It was that time of day. Sarah McLachlan had just made her daily transition from Mom to Lilith Fair cruise director. Her two daughters were off at lunch with their nanny, and McLachlan was making her daily media rounds to discuss the return of the unexpectedly beleaguered Lilith Fair.
After an 11-year hiatus, the once-mighty female music fest has returned to a flurry of negative headlines. Thirteen of the original 36 shows have been canceled due to soft ticket sales. Norah Jones, Rihanna, Queen Latifah, Kelly Clarkson and Loretta Lynn have dropped out. Ticket prices have skyrocketed to as much as $260. Sunday's Minneapolis show has been downsized from Canterbury Park to Target Center.
McLachlan, Lilith's founder, headliner and guiding light, prefers to accentuate the positive. "We've had amazing audiences; they've just been on fire. The bands have been great. The music has been amazing. So it's all great," she said last week. "What's wrong with Lilith?
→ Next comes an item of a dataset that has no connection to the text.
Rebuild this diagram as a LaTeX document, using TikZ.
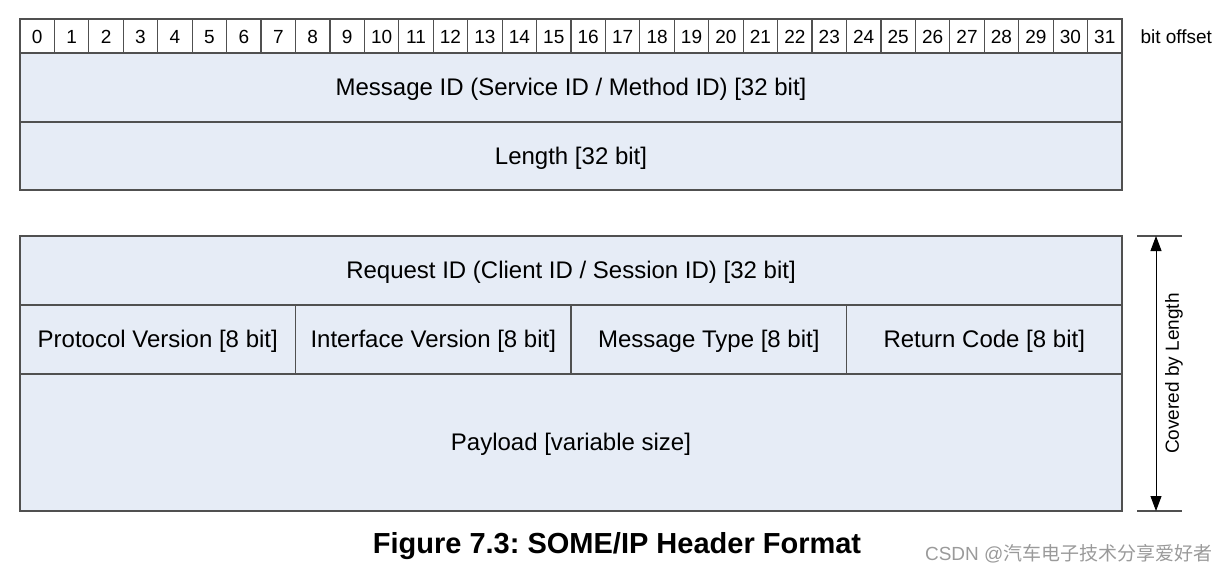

Not much, in my opinion. I look at the 9,000 people who did come who had huge smiles on their face. That's what I focus on."
Despite McLachlan's sunny disposition, she has taken heat for ticket prices. The Canadian superstar said the prices -- including subsequent discounts after sales slumped -- were determined by Live Nation, the world's largest promoter. However, a progressive soul like McLachlan teaming with the fiscally aggressive Live Nation makes about as much sense as a Democratic political candidate hiring Karl Rove to run her campaign.
McLachlan laughed at the analogy.
"I have some issues with them, but they're trying, and they're losing a lot of money, too; we don't have a lot of control with what they do with ticket pricing in the end," she said of Live Nation.
No matter how McLachlan spins it, the downward spiraling statistics don't lie. In Minneapolis, where Lilith averaged 27,000 people from '97 through '99, only 8,000 to 10,000 are expected to show up Sunday.
"For us, that's great in this economy, considering what other tours are doing, other than maybe Nickelback," said McLachlan. "Are we disappointed that we aren't selling 27,000? Sure. I'm just thankful that we get to do the tour."
McLachlan posits that attendance may be down because of the particular lineup for the Minneapolis show, which took a hit when Clarkson pulled out. She has been replaced by Court Yard Hounds, who canceled their March Minneapolis gig. Fans tend to shy away from artists who have burned them at the box office.
Moreover, the core demographic of Lilith is much like McLachlan -- women with kids, making it challenging to commit to an eight-hour day/night marathon. Nonetheless, when McLachlan, 42, looks into the audience, she sees many familiar faces.
"They are still like me. To a certain degree, I've brought my audience with me," she said. "There's a lot of a young people, too. And, quite frankly, a lot more men. Maybe their wives are all dragging them out. But I see a lot of guys, and they're really getting into it."